As of October 2025, a standard quality-and-condition inspection for a whole lot runs $267. A half-lot or condition-only inspection costs $220, and inspections of 50 packages or fewer cost $122. Additional lots of the same product are $122 each. Dockside inspections are priced per package at roughly four to seven cents per unit, depending on package weight. When inspections are billed hourly instead of per-lot, the regular rate is $129 per hour, rising to $169 during overtime and $209 on holidays.10Agricultural Marketing Service. Service Fees
The inspection certificate issued at the end of this process is not just a receipt. Federal law designates it as prima facie evidence in any U.S. court, meaning a judge or jury will accept the certificate’s statements as true unless the opposing party produces stronger evidence to contradict them. Forging or counterfeiting an inspection certificate is a federal crime punishable by up to $1,000 in fines, up to one year in prison, or both.1Office of the Law Revision Counsel. 7 USC 1622 – Duties of Secretary Relating to Agricultural Products
The Perishable Agricultural Commodities Act (PACA) provides the legal enforcement backbone behind produce transactions. Any business that buys or sells more than 2,000 pounds of fresh or frozen fruits and vegetables in a day, or that operates as a commission merchant, dealer, or broker, must hold a PACA license.
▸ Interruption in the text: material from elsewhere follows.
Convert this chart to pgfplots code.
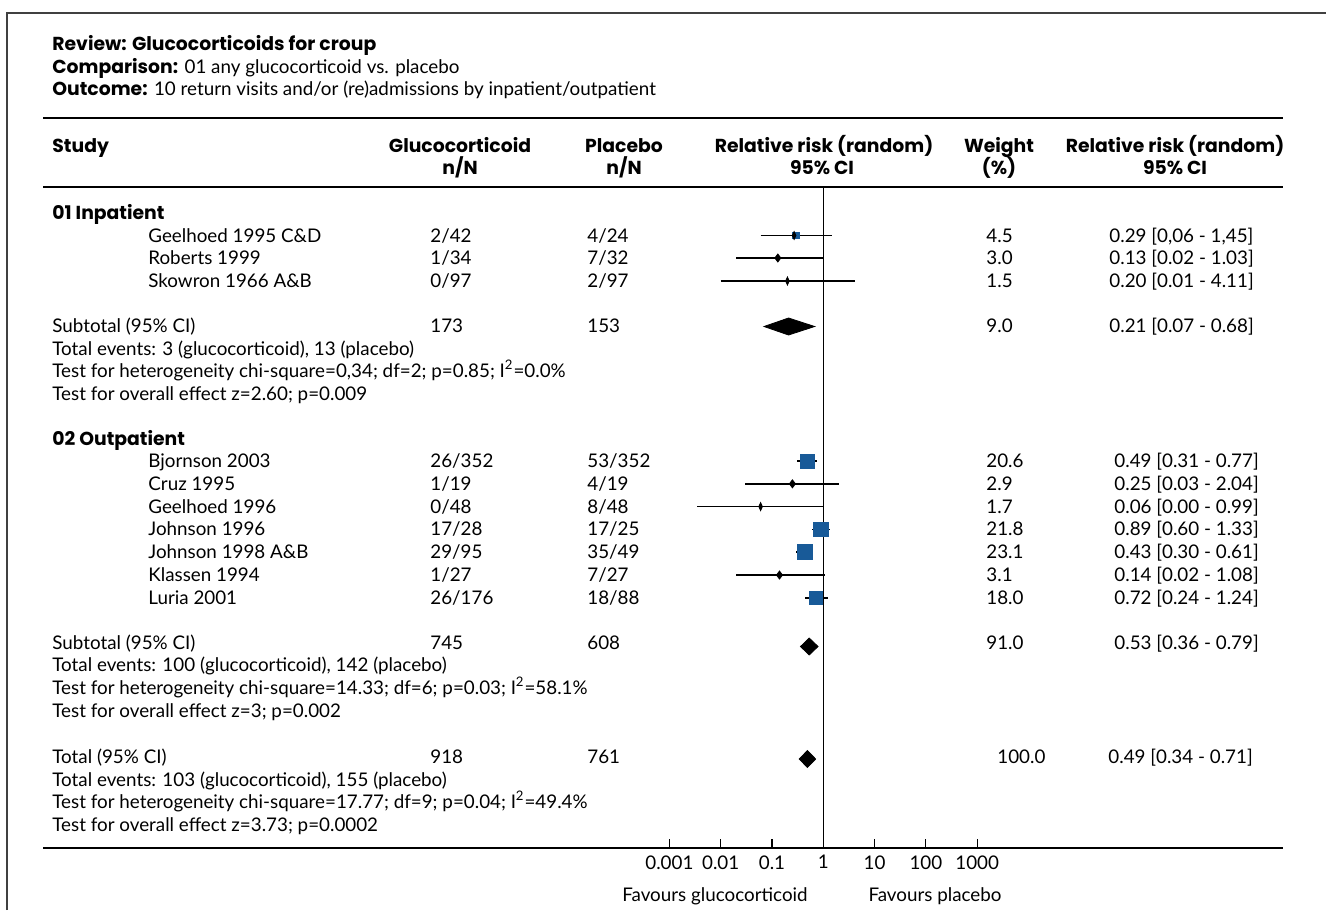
\documentclass[border=0pt]{standalone}
\usepackage{pgfplots}
\pgfplotsset{compat=1.18}
\usepackage{fontspec}
\setmainfont{Lato}[BoldFont={Poppins Bold}, BoldFeatures={Scale=1.0}]
\definecolor{sqblue}{RGB}{24,90,152}
\newcommand\tx[3]{\node[anchor=base west,inner sep=0pt,yshift=-1pt] at (#1,#2) {#3};}
\newcommand\tc[3]{\node[anchor=base,inner sep=0pt,yshift=-1pt] at (#1,#2) {#3};}
\begin{document}
\fontsize{9.4pt}{11pt}\selectfont
\begin{tikzpicture}[x=0.5pt,y=-0.5pt]
\path[use as bounding box] (0,0) rectangle (1326,910);
\draw[line width=0.8pt, black!75] (7,910) -- (7,13) -- (1326,13);
% titles
\tx{52}{48}{\bfseries Review: Glucocorticoids for croup}
\tx{52}{71}{\textbf{Comparison:} 01 any glucocorticoid vs. placebo}
\tx{52}{93.5}{\textbf{Outcome:} 10 return visits and/or (re)admissions by inpatient/outpatient}
% rules
\draw[line width=1.25pt] (43,118) -- (1283,118);
\draw[line width=1.25pt] (43,187) -- (1283,187);
\draw[line width=1.25pt] (43,848) -- (1283,848);
% header
\tx{52}{150}{\bfseries Study}
\tc{460}{150}{\bfseries Glucocorticoid}\tc{460}{172}{\bfseries n/N}
\tc{624}{150}{\bfseries Placebo}\tc{624}{172}{\bfseries n/N}
\tc{824}{150}{\bfseries Relative risk (random)}\tc{822}{172}{\bfseries 95\% CI}
\tc{999}{150}{\bfseries Weight}\tc{999}{172}{\bfseries (\%)}
\tc{1175}{150}{\bfseries Relative risk (random)}\tc{1175}{172}{\bfseries 95\% CI}
% group 1
\tx{52}{217}{\bfseries 01 Inpatient}
\tx{148}{240}{Geelhoed 1995 C\&D}\tx{430}{240}{2/42}\tx{587}{240}{4/24}\tx{986}{240}{4.5}\tx{1109}{240}{0.29 [0,06 - 1,45]}
\tx{148}{262.5}{Roberts 1999}\tx{430}{262.5}{1/34}\tx{587}{262.5}{7/32}\tx{986}{262.5}{3.0}\tx{1109}{262.5}{0.13 [0.02 - 1.03]}
\tx{148}{285.5}{Skowron 1966 A\&B}\tx{430}{285.5}{0/97}\tx{587}{285.5}{2/97}\tx{986}{285.5}{1.5}\tx{1109}{285.5}{0.20 [0.01 - 4.11]}
\tx{52}{330.5}{Subtotal (95\% CI)}\tx{430}{330.5}{173}\tx{587}{330.5}{153}\tx{986}{330.5}{9.0}\tx{1109}{330.5}{0.21 [0.07 - 0.68]}
\tx{52}{353}{Total events: 3 (glucocorticoid), 13 (placebo)}
\tx{52}{375.5}{Test for heterogeneity chi-square=0,34; df=2; p=0.85; I\textsuperscript{2}=0.0\%}
\tx{52}{398}{Test for overall effect z=2.60; p=0.009}
% group 2
\tx{52}{443}{\bfseries 02 Outpatient}
\tx{148}{465.5}{Bjornson 2003}\tx{430}{465.5}{26/352}\tx{587}{465.5}{53/352}\tx{986}{465.5}{20.6}\tx{1114}{465.5}{0.49 [0.31 - 0.77]}
\tx{148}{488.3}{Cruz 1995}\tx{430}{488.3}{1/19}\tx{587}{488.3}{4/19}\tx{986}{488.3}{2.9}\tx{1114}{488.3}{0.25 [0.03 - 2.04]}
\tx{148}{511.1}{Geelhoed 1996}\tx{430}{511.1}{0/48}\tx{587}{511.1}{8/48}\tx{986}{511.1}{1.7}\tx{1114}{511.1}{0.06 [0.00 - 0.99]}
\tx{148}{533.9}{Johnson 1996}\tx{430}{533.9}{17/28}\tx{587}{533.9}{17/25}\tx{986}{533.9}{21.8}\tx{1114}{533.9}{0.89 [0.60 - 1.33]}
\tx{148}{556.7}{Johnson 1998 A\&B}\tx{430}{556.7}{29/95}\tx{587}{556.7}{35/49}\tx{986}{556.7}{23.1}\tx{1114}{556.7}{0.43 [0.30 - 0.61]}
\tx{148}{579.5}{Klassen 1994}\tx{430}{579.5}{1/27}\tx{587}{579.5}{7/27}\tx{986}{579.5}{3.1}\tx{1114}{579.5}{0.14 [0.02 - 1.08]}
\tx{148}{602.3}{Luria 2001}\tx{430}{602.3}{26/176}\tx{587}{602.3}{18/88}\tx{986}{602.3}{18.0}\tx{1114}{602.3}{0.72 [0.24 - 1.24]}
\tx{52}{647}{Subtotal (95\% CI)}\tx{430}{647}{745}\tx{587}{647}{608}\tx{986}{647}{91.0}\tx{1114}{647}{0.53 [0.36 - 0.79]}
\tx{52}{669.8}{Total events: 100 (glucocorticoid), 142 (placebo)}
\tx{52}{692.6}{Test for heterogeneity chi-square=14.33; df=6; p=0.03; I\textsuperscript{2}=58.1\%}
\tx{52}{715.4}{Test for overall effect z=3; p=0.002}
% total
\tx{52}{761}{Total (95\% CI)}\tx{430}{761}{918}\tx{587}{761}{761}\tx{997}{761}{100.0}\tx{1108}{761}{0.49 [0.34 - 0.71]}
\tx{52}{784}{Total events: 103 (glucocorticoid), 155 (placebo)}
\tx{52}{806.5}{Test for heterogeneity chi-square=17.77; df=9; p=0.04; I\textsuperscript{2}=49.4\%}
\tx{52}{829.3}{Test for overall effect z=3.73; p=0.0002}
\tc{715}{899}{Favours glucocorticoid}
\tc{935}{899}{Favours placebo}
\begin{axis}[at={(334.7pt,0pt)}, anchor=north west, scale only axis,
  width=153.9pt, height=424pt,
  xmode=log, log basis x=10, xmin=0.001, xmax=1000, ymin=-848, ymax=0,
  clip=false, axis y line=none, axis x line*=bottom,
  x axis line style={-, line width=1.25pt},
  xtick={0.001,0.01,0.1,1,10,100,1000},
  xticklabels={0.001,0.01,0.1,1,10,100,1000},
  xminorticks=false, minor x tick num=0,
  tick align=inside, major tick length=4.5pt,
  xtick style={line width=0.6pt, black},
  xticklabel style={inner sep=0pt, yshift=-3.5pt},
  /pgf/number format/assume math mode=true]
% reference line
\addplot[black, line width=0.5pt] coordinates {(1,-187) (1,-848)};
% squares (study weights)
\addplot[only marks, mark=square*, mark size=1.6pt, mark options={fill=sqblue, draw=sqblue}] coordinates {(0.29,-235.5)};
\addplot[only marks, mark=square*, mark size=3.5pt, mark options={fill=sqblue, draw=sqblue}] coordinates {(0.49,-461)};
\addplot[only marks, mark=square*, mark size=3.7pt, mark options={fill=sqblue, draw=sqblue}] coordinates {(0.89,-529.4)};
\addplot[only marks, mark=square*, mark size=3.75pt, mark options={fill=sqblue, draw=sqblue}] coordinates {(0.43,-552.2)};
\addplot[only marks, mark=square*, mark size=3.4pt, mark options={fill=sqblue, draw=sqblue}] coordinates {(0.72,-597.8)};
% CI lines
\addplot[black, line width=0.75pt] coordinates {(0.06,-235.5) (1.45,-235.5)};
\addplot[black, line width=0.75pt] coordinates {(0.02,-258) (1.03,-258)};
\addplot[black, line width=0.75pt] coordinates {(0.01,-281) (4.11,-281)};
\addplot[black, line width=0.75pt] coordinates {(0.31,-461) (0.77,-461)};
\addplot[black, line width=0.75pt] coordinates {(0.03,-483.8) (2.04,-483.8)};
\addplot[black, line width=0.75pt] coordinates {(0.0035,-506.6) (0.99,-506.6)};
\addplot[black, line width=0.75pt] coordinates {(0.60,-529.4) (1.33,-529.4)};
\addplot[black, line width=0.75pt] coordinates {(0.30,-552.2) (0.61,-552.2)};
\addplot[black, line width=0.75pt] coordinates {(0.02,-575) (1.08,-575)};
\addplot[black, line width=0.75pt] coordinates {(0.44,-597.8) (1.24,-597.8)};
% small study markers
\addplot[only marks, mark=diamond*, mark size=2pt, mark options={fill=black, draw=black}] coordinates {(0.13,-258) (0.25,-483.8) (0.14,-575)};
\addplot[only marks, mark=diamond*, mark size=2pt, mark options={fill=black, draw=black, xscale=0.6}] coordinates {(0.20,-281) (0.06,-506.6) (0.27,-235.5)};
% pooled diamonds
\addplot[fill=black, draw=black] coordinates {(0.07,-326.5) (0.21,-318) (0.68,-326.5) (0.21,-335)} -- cycle;
\addplot[fill=black, draw=black] coordinates {(0.36,-646.5) (0.53,-638) (0.79,-646.5) (0.53,-655)} -- cycle;
\addplot[fill=black, draw=black] coordinates {(0.34,-759) (0.49,-750.5) (0.71,-759) (0.49,-767.5)} -- cycle;
\end{axis}
\end{tikzpicture}
\end{document}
Operating without one can trigger penalties of up to $1,000 per offense plus $250 for each day the violation continues.11GovInfo. 7 USC Chapter 20A – Perishable Agricultural Commodities
PACA’s most powerful feature is its statutory trust. All perishable agricultural commodities held by a buyer, along with any products derived from those commodities and any receivables or proceeds from their sale, are automatically held in trust for the benefit of unpaid sellers until full payment is received. This gives produce sellers priority over other creditors, including secured lenders, if the buyer goes bankrupt. To preserve trust rights, the unpaid seller must provide written notice of intent to preserve benefits within 30 days after the payment due date passes or a payment instrument is dishonored.12Office of the Law Revision Counsel. 7 USC 499e
When a buyer claims that a shipment failed to meet the contracted grade, the USDA offers a structured dispute resolution process. The first option is an informal reparation complaint filed through the ePACA portal or in writing with a PACA regional office, accompanied by a $100 filing fee. If informal efforts fail, the complaining party can escalate to a formal reparation complaint, which must be notarized, submitted in triplicate, and accompanied by a $500 handling fee. That $500 is recoverable if the respondent is found to have violated PACA.13Agricultural Marketing Service. Dispute Resolution
USDA inspection certificates carry particular weight in these proceedings. Under PACA, official inspection certificates for fresh fruits and vegetables are received by all courts and officers of the United States as prima facie evidence of the facts they contain.11GovInfo. 7 USC Chapter 20A – Perishable Agricultural Commodities In practice, this means the party challenging an inspection certificate bears the burden of proving it wrong. Getting a destination inspection promptly upon receipt is one of the most important steps a buyer can take when a load looks off, because it creates a time-stamped legal record of exactly what arrived.